Set task
Transcribe the material verbatim in full; the pictures do not belong in the copy.

Stored data
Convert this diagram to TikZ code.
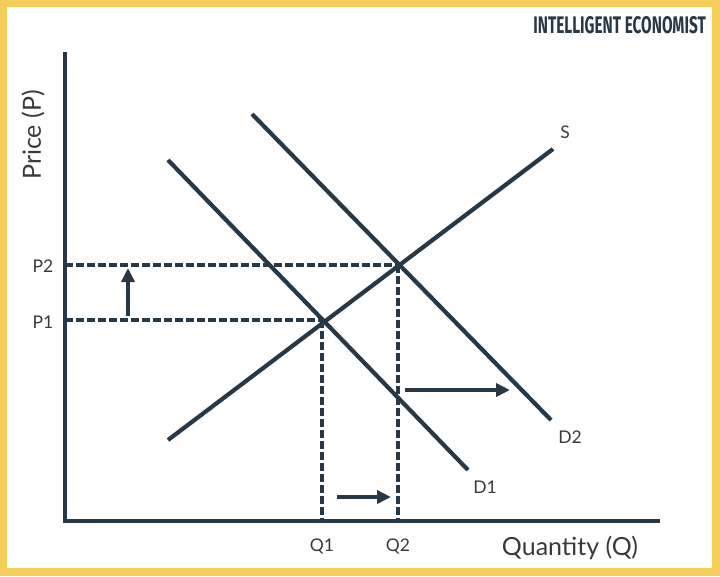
\documentclass[tikz,border=0pt]{standalone}
\usepackage{fontspec}
\setmainfont{Lato}
\newfontfamily\titlefont{Fira Sans}
\usetikzlibrary{arrows.meta}
\definecolor{ink}{HTML}{283845}
\definecolor{frame}{HTML}{F5CE5A}
\definecolor{txt}{HTML}{3A3A3A}
\tikzset{
  curve/.style={draw=ink, line width=4.2pt},
  axisline/.style={draw=ink, line width=4.4pt},
  guide/.style={draw=ink, line width=3.4pt, dash pattern=on 8pt off 3pt},
  shiftarrow/.style={draw=ink, line width=4pt, -{Triangle[length=14pt,width=13pt]}},
  lbl/.style={text=txt, font=\fontsize{17.5}{20}\selectfont, inner sep=0pt},
  axlbl/.style={text=txt, font=\fontsize{25}{28}\selectfont, inner sep=0pt}
}
\begin{document}
\begin{tikzpicture}[x=1pt,y=-1pt]
\useasboundingbox (0,0) rectangle (720,576);
\fill[frame] (0,0) rectangle (720,576);
\fill[white] (7,7) rectangle (712,568);
% title
\node[anchor=east, inner sep=0pt, text=ink] (title) at (706,25)
  {\titlefont\bfseries\scalebox{0.64}[1]{\fontsize{24}{28}\selectfont INTELLIGENT ECONOMIST}};
% axes
\coordinate (O) at (65,521);
\coordinate (ytop) at (65,52);
\coordinate (xend) at (660,521);
\draw[axisline] (ytop) -- (O) -- (xend);
% key points
\coordinate (E1) at (322,320);
\coordinate (E2) at (398,265);
\coordinate (P1a) at (65,320);
\coordinate (P2a) at (65,265);
\coordinate (Q1a) at (322,521);
\coordinate (Q2a) at (398,521);
% guides
\draw[guide] (P1a) -- (E1);
\draw[guide] (P2a) -- (E2);
\draw[guide] (E1) -- (Q1a);
\draw[guide] (E2) -- (Q2a);
% curves
\coordinate (S0) at (168,440);
\coordinate (S1) at (553,149);
\coordinate (D10) at (168,160);
\coordinate (D11) at (468,470);
\coordinate (D20) at (252,114);
\coordinate (D21) at (551,420);
\draw[curve] (S0) -- (S1);
\draw[curve] (D10) -- (D11);
\draw[curve] (D20) -- (D21);
% shift arrows
\coordinate (au0) at (128,316);
\coordinate (au1) at (128,268);
\draw[shiftarrow] (au0) -- (au1);
\coordinate (ar0) at (405,390);
\coordinate (ar1) at (510,390);
\draw[shiftarrow] (ar0) -- (ar1);
\coordinate (ab0) at (337,497);
\coordinate (ab1) at (391,497);
\draw[shiftarrow] (ab0) -- (ab1);
% labels
\node[lbl] (lP2) at (43,266) {P2};
\node[lbl] (lP1) at (43,322) {P1};
\node[lbl] (lQ1) at (322,546) {Q1};
\node[lbl] (lQ2) at (398,546) {Q2};
\node[lbl] (lS) at (565,132) {S};
\node[lbl] (lD2) at (570,437) {D2};
\node[lbl] (lD1) at (485,487) {D1};
\node[axlbl, rotate=90] (lP) at (33,135) {Price (P)};
\node[axlbl] (lQ) at (570,548) {Quantity (Q)};
\end{tikzpicture}
\end{document}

Expected output
Convert this diagram to TikZ code.
\documentclass[tikz,border=0pt]{standalone}
\usepackage{fontspec}
\setmainfont{Lato}
\newfontfamily\titlefont{Fira Sans}
\usetikzlibrary{arrows.meta}
\definecolor{ink}{HTML}{283845}
\definecolor{frame}{HTML}{F5CE5A}
\definecolor{txt}{HTML}{3A3A3A}
\tikzset{
  curve/.style={draw=ink, line width=4.2pt},
  axisline/.style={draw=ink, line width=4.4pt},
  guide/.style={draw=ink, line width=3.4pt, dash pattern=on 8pt off 3pt},
  shiftarrow/.style={draw=ink, line width=4pt, -{Triangle[length=14pt,width=13pt]}},
  lbl/.style={text=txt, font=\fontsize{17.5}{20}\selectfont, inner sep=0pt},
  axlbl/.style={text=txt, font=\fontsize{25}{28}\selectfont, inner sep=0pt}
}
\begin{document}
\begin{tikzpicture}[x=1pt,y=-1pt]
\useasboundingbox (0,0) rectangle (720,576);
\fill[frame] (0,0) rectangle (720,576);
\fill[white] (7,7) rectangle (712,568);
% title
\node[anchor=east, inner sep=0pt, text=ink] (title) at (706,25)
  {\titlefont\bfseries\scalebox{0.64}[1]{\fontsize{24}{28}\selectfont INTELLIGENT ECONOMIST}};
% axes
\coordinate (O) at (65,521);
\coordinate (ytop) at (65,52);
\coordinate (xend) at (660,521);
\draw[axisline] (ytop) -- (O) -- (xend);
% key points
\coordinate (E1) at (322,320);
\coordinate (E2) at (398,265);
\coordinate (P1a) at (65,320);
\coordinate (P2a) at (65,265);
\coordinate (Q1a) at (322,521);
\coordinate (Q2a) at (398,521);
% guides
\draw[guide] (P1a) -- (E1);
\draw[guide] (P2a) -- (E2);
\draw[guide] (E1) -- (Q1a);
\draw[guide] (E2) -- (Q2a);
% curves
\coordinate (S0) at (168,440);
\coordinate (S1) at (553,149);
\coordinate (D10) at (168,160);
\coordinate (D11) at (468,470);
\coordinate (D20) at (252,114);
\coordinate (D21) at (551,420);
\draw[curve] (S0) -- (S1);
\draw[curve] (D10) -- (D11);
\draw[curve] (D20) -- (D21);
% shift arrows
\coordinate (au0) at (128,316);
\coordinate (au1) at (128,268);
\draw[shiftarrow] (au0) -- (au1);
\coordinate (ar0) at (405,390);
\coordinate (ar1) at (510,390);
\draw[shiftarrow] (ar0) -- (ar1);
\coordinate (ab0) at (337,497);
\coordinate (ab1) at (391,497);
\draw[shiftarrow] (ab0) -- (ab1);
% labels
\node[lbl] (lP2) at (43,266) {P2};
\node[lbl] (lP1) at (43,322) {P1};
\node[lbl] (lQ1) at (322,546) {Q1};
\node[lbl] (lQ2) at (398,546) {Q2};
\node[lbl] (lS) at (565,132) {S};
\node[lbl] (lD2) at (570,437) {D2};
\node[lbl] (lD1) at (485,487) {D1};
\node[axlbl, rotate=90] (lP) at (33,135) {Price (P)};
\node[axlbl] (lQ) at (570,548) {Quantity (Q)};
\end{tikzpicture}
\end{document}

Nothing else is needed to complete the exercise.